Written problem => Retype the opening lines of the listing below, ending with the line that contains "import * as", and leave out any pictures.

Data excerpt =>
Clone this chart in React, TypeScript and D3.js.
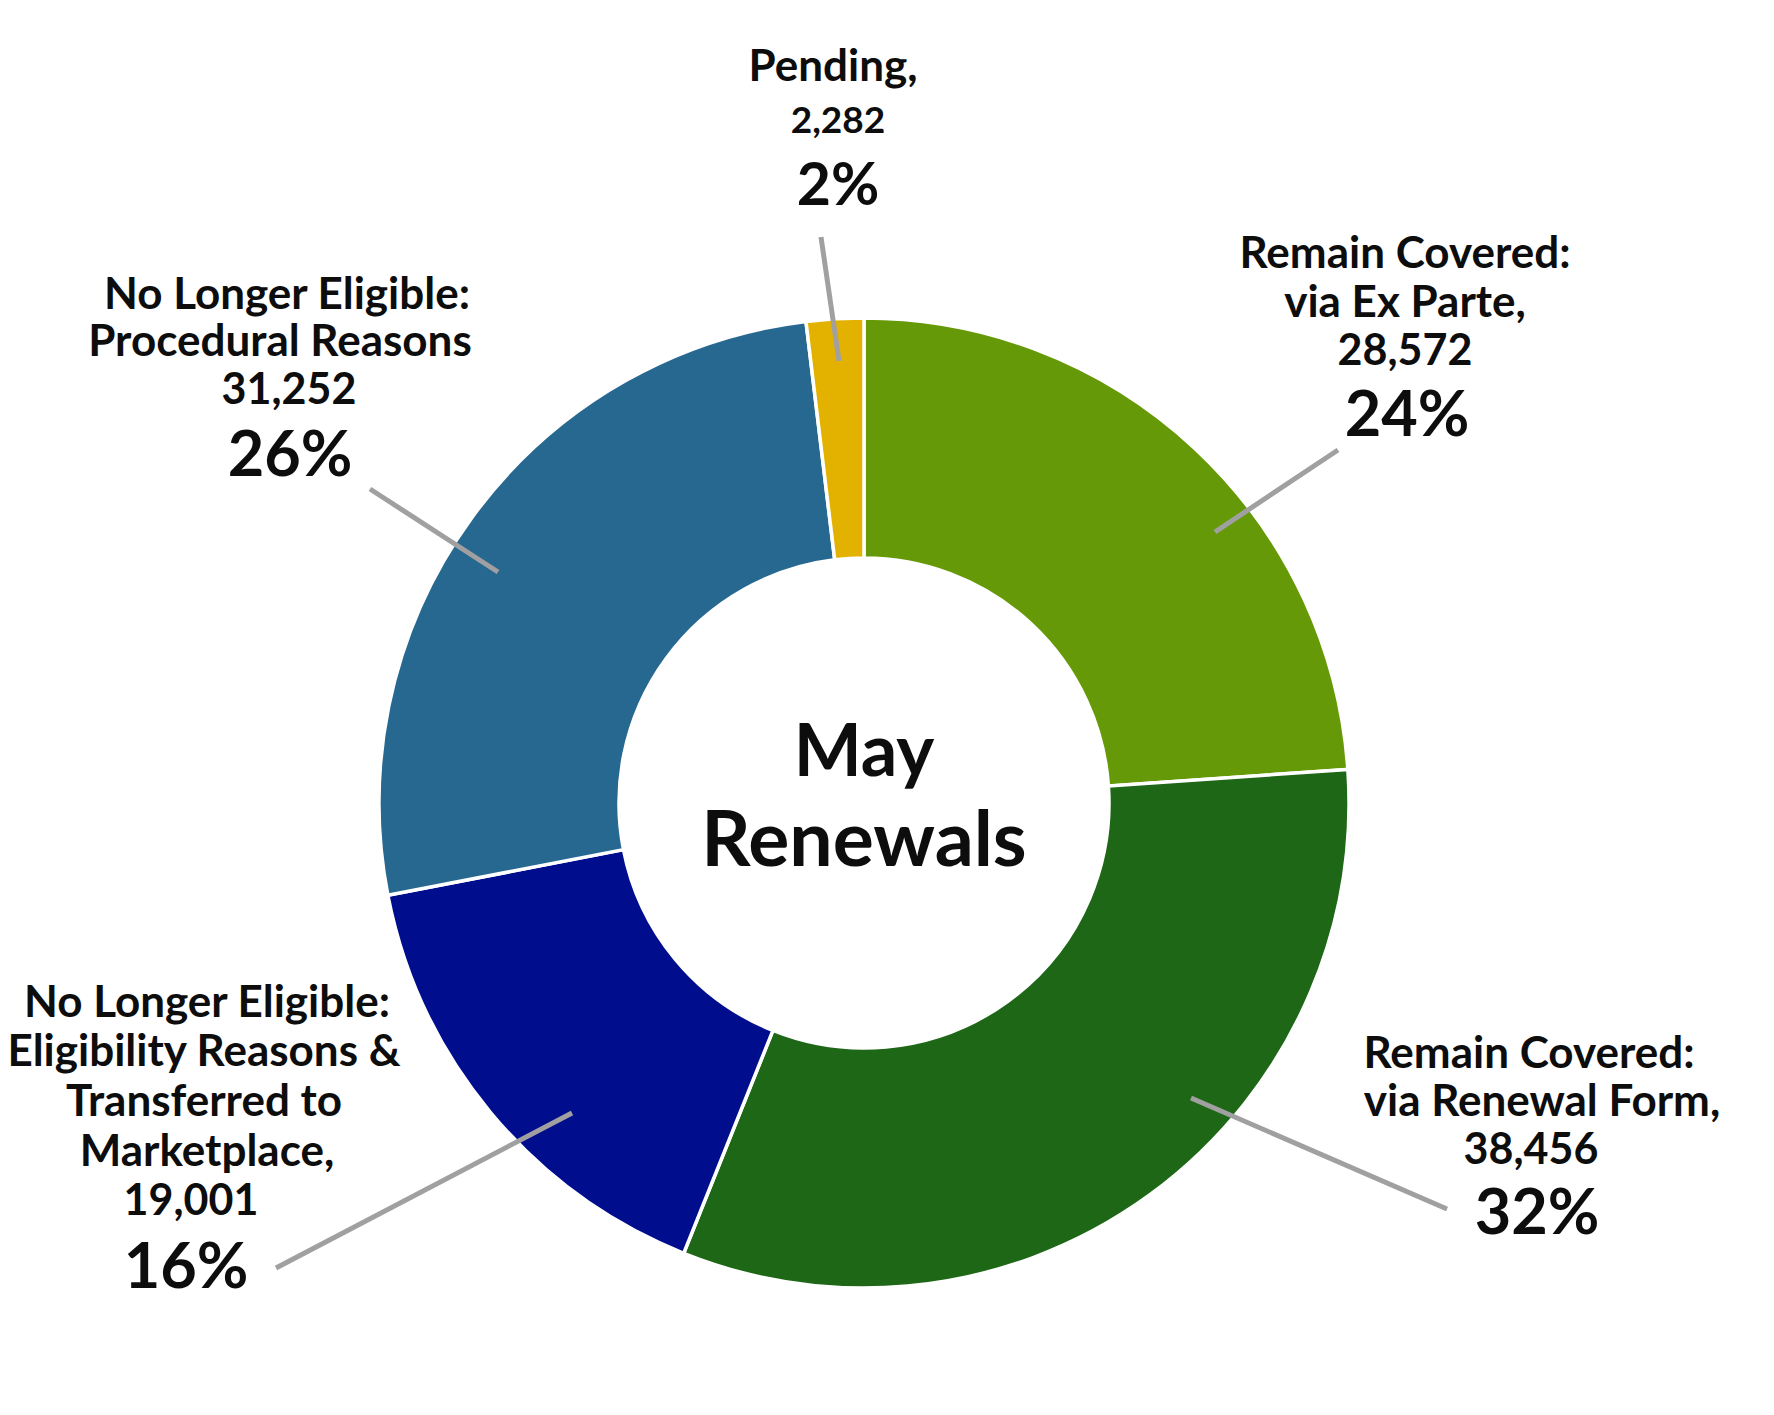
import React from "react";
import * as d3 from "d3";

const categories = [
  "Remain Covered: via Ex Parte",
  "Remain Covered: via Renewal Form",
  "No Longer Eligible: Eligibility Reasons & Transferred to Marketplace",
  "No Longer Eligible: Procedural Reasons",
  "Pending",
];
const values = [28572, 38456, 19001, 31252, 2282];
const colors = ["#669908", "#1D6716", "#000E8E", "#276891", "#E3B200"];
const labelLines = [
  ["Remain Covered:", "via Ex Parte,"],
  ["Remain Covered:", "via Renewal Form,"],
  ["No Longer Eligible:", "Eligibility Reasons &", "Transferred to", "Marketplace,"],
  ["No Longer Eligible:", "Procedural Reasons"],
  ["Pending,"],
];

// layout (positions only)
const W = 1774;
const H = 1415;
const CX = 864;
const CY = 803;
const R_OUT = 485;
const R_IN = 245;
const FONT = "Lato, 'Open Sans', sans-serif";

type Lay = {
  x: number;
  ys: number[];
  dxs: number[];
  numY: number;
  numDx: number;
  pctY: number;
  pctDx: number;
  nameSize: number;
  numSize: number;
  pctSize: number;
  lead: [number, number, number, number];
};
const layouts: Lay[] = [
  { x: 1405, ys: [268, 317], dxs: [0, 0], numY: 365, numDx: 0, pctY: 436, pctDx: 2, nameSize: 44, numSize: 43, pctSize: 63, lead: [1338, 450, 1215, 532] },
  { x: 1529, ys: [1068, 1116], dxs: [0, 13], numY: 1164, numDx: 2, pctY: 1234, pctDx: 8, nameSize: 44, numSize: 43, pctSize: 63, lead: [1191, 1098, 1447, 1209] },
  { x: 207, ys: [1017, 1066, 1116, 1166], dxs: [0, -3, -3, 0], numY: 1215, numDx: -16, pctY: 1288, pctDx: -21, nameSize: 44, numSize: 43, pctSize: 63, lead: [572, 1113, 276, 1268] },
  { x: 287, ys: [309, 356], dxs: [0, -7], numY: 404, numDx: 2, pctY: 476, pctDx: 3, nameSize: 44, numSize: 43, pctSize: 63, lead: [370, 489, 498, 572] },
  { x: 833, ys: [81], dxs: [0], numY: 133, numDx: 5, pctY: 205, pctDx: 5, nameSize: 44, numSize: 37, pctSize: 59, lead: [821, 237, 839, 361] },
];

export default function App() {
  const total = d3.sum(values);
  const pie = d3
    .pie<number>()
    .sort(null)
    .value((d) => d)
    .startAngle(0)
    .endAngle(2 * Math.PI);
  const arcs = pie(values);
  const arc = d3.arc<d3.PieArcDatum<number>>().innerRadius(R_IN).outerRadius(R_OUT);
  const fmt = d3.format(",");
  const pct = (v: number) => `${Math.round((v / total) * 100)}%`;

  return (
    <svg
      width={W}
      height={H}
      viewBox={`0 0 ${W} ${H}`}
      style={{ position: "absolute", left: 0, top: 0, background: "#fff" }}
    >
      <g transform={`translate(${CX},${CY})`}>
        {arcs.map((a, i) => (
          <path key={categories[i]} d={arc(a) || ""} fill={colors[i]} stroke="#fff" strokeWidth={3.5} />
        ))}
      </g>
      <text x={CX} y={776} textAnchor="middle" fontFamily={FONT} fontWeight={700} fontSize={72} fill="#0D0D0D">
        May
      </text>
      <text x={CX} y={866} textAnchor="middle" fontFamily={FONT} fontWeight={700} fontSize={77} fill="#0D0D0D">
        Renewals
      </text>
      {layouts.map((L, i) => (
        <g key={i}>
          <line
            x1={L.lead[0]}
            y1={L.lead[1]}
            x2={L.lead[2]}
            y2={L.lead[3]}
            stroke="#A0A0A0"
            strokeWidth={5}
          />
          {labelLines[i].map((t, j) => (
            <text
              key={j}
              x={L.x + L.dxs[j]}
              y={L.ys[j]}
              textAnchor="middle"
              fontFamily={FONT}
              fontWeight={700}
              fontSize={L.nameSize}
              fill="#0D0D0D"
            >
              {t}
            </text>
          ))}
          <text x={L.x + L.numDx} y={L.numY} textAnchor="middle" fontFamily={FONT} fontWeight={700} fontSize={L.numSize} fill="#0D0D0D">
            {fmt(values[i])}
          </text>
          <text x={L.x + L.pctDx} y={L.pctY} textAnchor="middle" fontFamily={FONT} fontWeight={700} fontSize={L.pctSize} fill="#0D0D0D">
            {pct(values[i])}
          </text>
        </g>
      ))}
    </svg>
  );
}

Completed exercise =>
Clone this chart in React, TypeScript and D3.js.
import React from "react";
import * as d3 from "d3";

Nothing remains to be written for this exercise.